* BEGIN SUPPLIED MATERIAL *

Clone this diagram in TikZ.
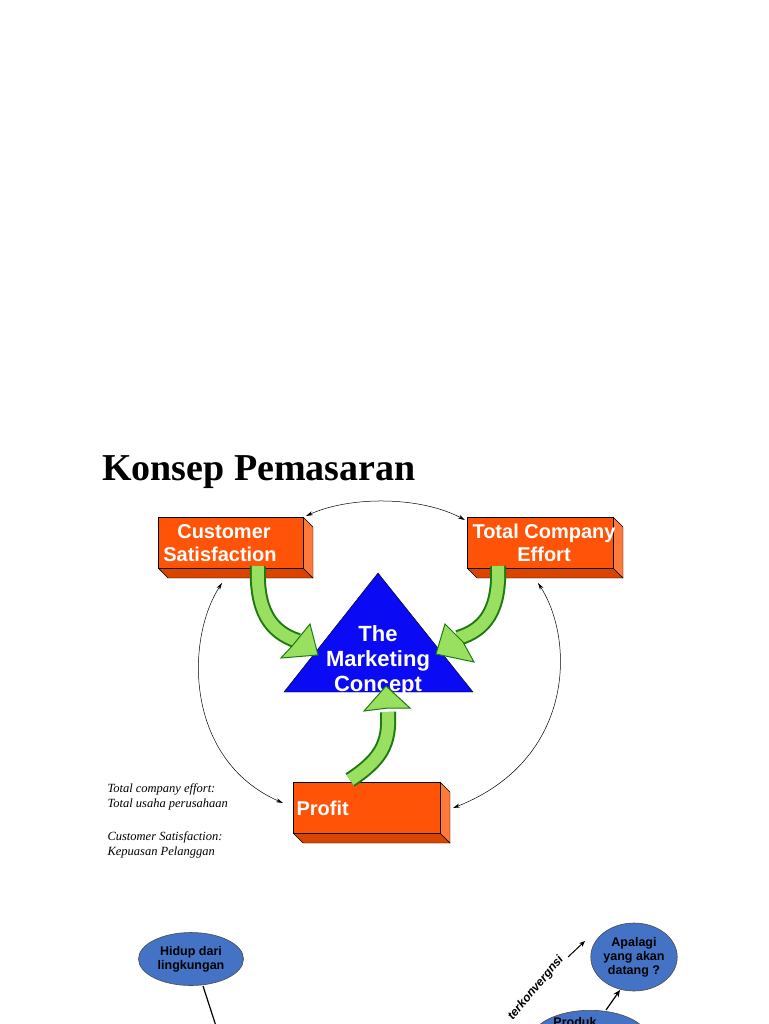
\documentclass[tikz,border=0pt]{standalone}
\usepackage{fontspec}
\setmainfont{Liberation Serif}
\setsansfont{Liberation Sans}
\newfontfamily\sansfont{Liberation Sans}
\usetikzlibrary{arrows.meta,calc,shapes.geometric}
\definecolor{boxfront}{HTML}{FF5308}
\definecolor{boxside}{HTML}{FF7A3A}
\definecolor{boxbottom}{HTML}{D94400}
\definecolor{lgreen}{HTML}{99E060}
\definecolor{dgreen}{HTML}{1E7A10}
\definecolor{tblue}{HTML}{0A0AF5}
\definecolor{eblue}{HTML}{4472C4}
\tikzset{
 boxtxt/.style={text=white,font=\sansfont\bfseries\fontsize{20}{23.5}\selectfont,align=center},
 thin arc/.style={draw=black,line width=0.5pt,{Stealth[length=7pt,width=4pt]}-{Stealth[length=7pt,width=4pt]}},
 blob/.style={ellipse,fill=eblue,draw=black!70,line width=0.6pt,font=\sansfont\bfseries\fontsize{12.5}{14}\selectfont,align=center,inner sep=0pt},
 note/.style={font=\itshape\fontsize{12.5}{15}\selectfont,anchor=west,align=left},
}
\newcommand{\boxthree}[5]{% x1 y1 x2 y2 name
 \fill[boxbottom,draw=black,line width=0.4pt] (#1,#4) -- (#3,#4) -- (#3+10,#4+10) -- (#1+10,#4+10) -- cycle;
 \fill[boxside,draw=black,line width=0.4pt] (#3,#2) -- (#3+10,#2+10) -- (#3+10,#4+10) -- (#3,#4) -- cycle;
 \fill[boxfront,draw=black,line width=0.4pt] (#1,#2) rectangle (#3,#4);
 \coordinate (#5) at ($(#1,#2)!0.5!(#3,#4)$);
}
\newcommand{\greenarrow}[8]{%
 \draw[dgreen,line width=16pt] #1 .. controls #2 and #3 .. #4;
 \draw[lgreen,line width=12pt] #1 .. controls #2 and #3 .. #4;
 \fill[lgreen,draw=dgreen,line width=1pt] #5 -- #6 -- #7 -- #8 -- cycle;
}
\begin{document}
\begin{tikzpicture}[x=1pt,y=-1pt]
\useasboundingbox (0,0) rectangle (768,1024);
\node[anchor=base west,inner sep=0pt,font=\bfseries\fontsize{38}{40}\selectfont] (title) at (102,480) {Konsep Pemasaran};

% triangle
\fill[tblue,draw=black,line width=0.4pt] (378,573) -- (473,692) -- (284,692) -- cycle;
\begin{scope}
\clip (378,573) -- (473,692) -- (284,692) -- cycle;
\node[boxtxt,font=\sansfont\bfseries\fontsize{22}{25}\selectfont] (mc) at (378,661) {The\\Marketing\\Concept};
\end{scope}

% boxes
\boxthree{158}{517}{303}{568}{cs}
\node[boxtxt] at (220,543) {\hspace*{8pt}Customer\\Satisfaction};
\boxthree{467}{517}{613}{568}{tce}
\node[boxtxt] at (544,543) {Total Company\\Effort};
\boxthree{293}{782}{440}{833}{pr}
\node[boxtxt,anchor=west] at (293,808) {Profit};

% green arrows
\greenarrow{(258,566)}{(256,610)}{(270,632)}{(298,641)}{(293,645)}{(310,624)}{(318,655)}{(281,658)}
\greenarrow{(498,566)}{(500,610)}{(485,630)}{(458,638)}{(463,642)}{(445,624)}{(436,654)}{(474,662)}
\greenarrow{(350,780)}{(380,760)}{(390,745)}{(388,712)}{(388,708)}{(364,711)}{(386,686)}{(410,708)}

% thin arcs
\coordinate (a1) at (306,516);
\coordinate (a2) at (465,520);
\draw[thin arc] (a1) .. controls (350,496) and (420,496) .. (a2);
\coordinate (l1) at (283,803);
\coordinate (l2) at (222,583);
\draw[thin arc] (l1) .. controls (185,760) and (185,640) .. (l2);
\coordinate (r1) at (453,808);
\coordinate (r2) at (538,583);
\draw[thin arc] (r1) .. controls (575,760) and (575,640) .. (r2);

% notes
\node[note] (n1) at (104,797) {Total company effort:\\Total usaha perusahaan};
\node[note] (n2) at (104,845) {Customer Satisfaction:\\Kepuasan Pelanggan};

% bottom diagram
\node[blob,minimum width=105pt,minimum height=53pt] (hd) at (191,959) {Hidup dari\\lingkungan};
\coordinate (hdtop) at (203,986);
\coordinate (hdend) at (216,1026);
\draw[line width=1.2pt] (hdtop) -- (hdend);
\node[blob,minimum width=76pt,minimum height=68pt] (ap) at (634,957) {Apalagi\\yang akan\\datang ?};
\node[blob,minimum width=118pt,minimum height=60pt,anchor=north] (pd) at (590,1010) {};
\node[font=\sansfont\bfseries\fontsize{12.5}{14}\selectfont,anchor=north] (pdt) at (575,1014) {Produk};
\coordinate (pdtop) at (606,1010);
\coordinate (aptarget) at (620,990);
\draw[line width=1.2pt,-{Stealth[length=7pt,width=6pt]}] (pdtop) -- (aptarget);
\node[rotate=50,font=\sansfont\bfseries\itshape\fontsize{12}{14}\selectfont] (tk) at (536,988) {terkonvergnsi};
\coordinate (tkstart) at (568,957);
\coordinate (tkend) at (585,941);
\draw[line width=1pt,-{Stealth[length=6pt,width=5pt]}] (tkstart) -- (tkend);
\end{tikzpicture}
\end{document}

* END SUPPLIED MATERIAL *

◆ DIRECTIONS FOR THIS TASK: Reproduce all of the material above word for word. Omit the pictures.

◆ TASK RESULT:
Clone this diagram in TikZ.
\documentclass[tikz,border=0pt]{standalone}
\usepackage{fontspec}
\setmainfont{Liberation Serif}
\setsansfont{Liberation Sans}
\newfontfamily\sansfont{Liberation Sans}
\usetikzlibrary{arrows.meta,calc,shapes.geometric}
\definecolor{boxfront}{HTML}{FF5308}
\definecolor{boxside}{HTML}{FF7A3A}
\definecolor{boxbottom}{HTML}{D94400}
\definecolor{lgreen}{HTML}{99E060}
\definecolor{dgreen}{HTML}{1E7A10}
\definecolor{tblue}{HTML}{0A0AF5}
\definecolor{eblue}{HTML}{4472C4}
\tikzset{
 boxtxt/.style={text=white,font=\sansfont\bfseries\fontsize{20}{23.5}\selectfont,align=center},
 thin arc/.style={draw=black,line width=0.5pt,{Stealth[length=7pt,width=4pt]}-{Stealth[length=7pt,width=4pt]}},
 blob/.style={ellipse,fill=eblue,draw=black!70,line width=0.6pt,font=\sansfont\bfseries\fontsize{12.5}{14}\selectfont,align=center,inner sep=0pt},
 note/.style={font=\itshape\fontsize{12.5}{15}\selectfont,anchor=west,align=left},
}
\newcommand{\boxthree}[5]{% x1 y1 x2 y2 name
 \fill[boxbottom,draw=black,line width=0.4pt] (#1,#4) -- (#3,#4) -- (#3+10,#4+10) -- (#1+10,#4+10) -- cycle;
 \fill[boxside,draw=black,line width=0.4pt] (#3,#2) -- (#3+10,#2+10) -- (#3+10,#4+10) -- (#3,#4) -- cycle;
 \fill[boxfront,draw=black,line width=0.4pt] (#1,#2) rectangle (#3,#4);
 \coordinate (#5) at ($(#1,#2)!0.5!(#3,#4)$);
}
\newcommand{\greenarrow}[8]{%
 \draw[dgreen,line width=16pt] #1 .. controls #2 and #3 .. #4;
 \draw[lgreen,line width=12pt] #1 .. controls #2 and #3 .. #4;
 \fill[lgreen,draw=dgreen,line width=1pt] #5 -- #6 -- #7 -- #8 -- cycle;
}
\begin{document}
\begin{tikzpicture}[x=1pt,y=-1pt]
\useasboundingbox (0,0) rectangle (768,1024);
\node[anchor=base west,inner sep=0pt,font=\bfseries\fontsize{38}{40}\selectfont] (title) at (102,480) {Konsep Pemasaran};

% triangle
\fill[tblue,draw=black,line width=0.4pt] (378,573) -- (473,692) -- (284,692) -- cycle;
\begin{scope}
\clip (378,573) -- (473,692) -- (284,692) -- cycle;
\node[boxtxt,font=\sansfont\bfseries\fontsize{22}{25}\selectfont] (mc) at (378,661) {The\\Marketing\\Concept};
\end{scope}

% boxes
\boxthree{158}{517}{303}{568}{cs}
\node[boxtxt] at (220,543) {\hspace*{8pt}Customer\\Satisfaction};
\boxthree{467}{517}{613}{568}{tce}
\node[boxtxt] at (544,543) {Total Company\\Effort};
\boxthree{293}{782}{440}{833}{pr}
\node[boxtxt,anchor=west] at (293,808) {Profit};

% green arrows
\greenarrow{(258,566)}{(256,610)}{(270,632)}{(298,641)}{(293,645)}{(310,624)}{(318,655)}{(281,658)}
\greenarrow{(498,566)}{(500,610)}{(485,630)}{(458,638)}{(463,642)}{(445,624)}{(436,654)}{(474,662)}
\greenarrow{(350,780)}{(380,760)}{(390,745)}{(388,712)}{(388,708)}{(364,711)}{(386,686)}{(410,708)}

% thin arcs
\coordinate (a1) at (306,516);
\coordinate (a2) at (465,520);
\draw[thin arc] (a1) .. controls (350,496) and (420,496) .. (a2);
\coordinate (l1) at (283,803);
\coordinate (l2) at (222,583);
\draw[thin arc] (l1) .. controls (185,760) and (185,640) .. (l2);
\coordinate (r1) at (453,808);
\coordinate (r2) at (538,583);
\draw[thin arc] (r1) .. controls (575,760) and (575,640) .. (r2);

% notes
\node[note] (n1) at (104,797) {Total company effort:\\Total usaha perusahaan};
\node[note] (n2) at (104,845) {Customer Satisfaction:\\Kepuasan Pelanggan};

% bottom diagram
\node[blob,minimum width=105pt,minimum height=53pt] (hd) at (191,959) {Hidup dari\\lingkungan};
\coordinate (hdtop) at (203,986);
\coordinate (hdend) at (216,1026);
\draw[line width=1.2pt] (hdtop) -- (hdend);
\node[blob,minimum width=76pt,minimum height=68pt] (ap) at (634,957) {Apalagi\\yang akan\\datang ?};
\node[blob,minimum width=118pt,minimum height=60pt,anchor=north] (pd) at (590,1010) {};
\node[font=\sansfont\bfseries\fontsize{12.5}{14}\selectfont,anchor=north] (pdt) at (575,1014) {Produk};
\coordinate (pdtop) at (606,1010);
\coordinate (aptarget) at (620,990);
\draw[line width=1.2pt,-{Stealth[length=7pt,width=6pt]}] (pdtop) -- (aptarget);
\node[rotate=50,font=\sansfont\bfseries\itshape\fontsize{12}{14}\selectfont] (tk) at (536,988) {terkonvergnsi};
\coordinate (tkstart) at (568,957);
\coordinate (tkend) at (585,941);
\draw[line width=1pt,-{Stealth[length=6pt,width=5pt]}] (tkstart) -- (tkend);
\end{tikzpicture}
\end{document}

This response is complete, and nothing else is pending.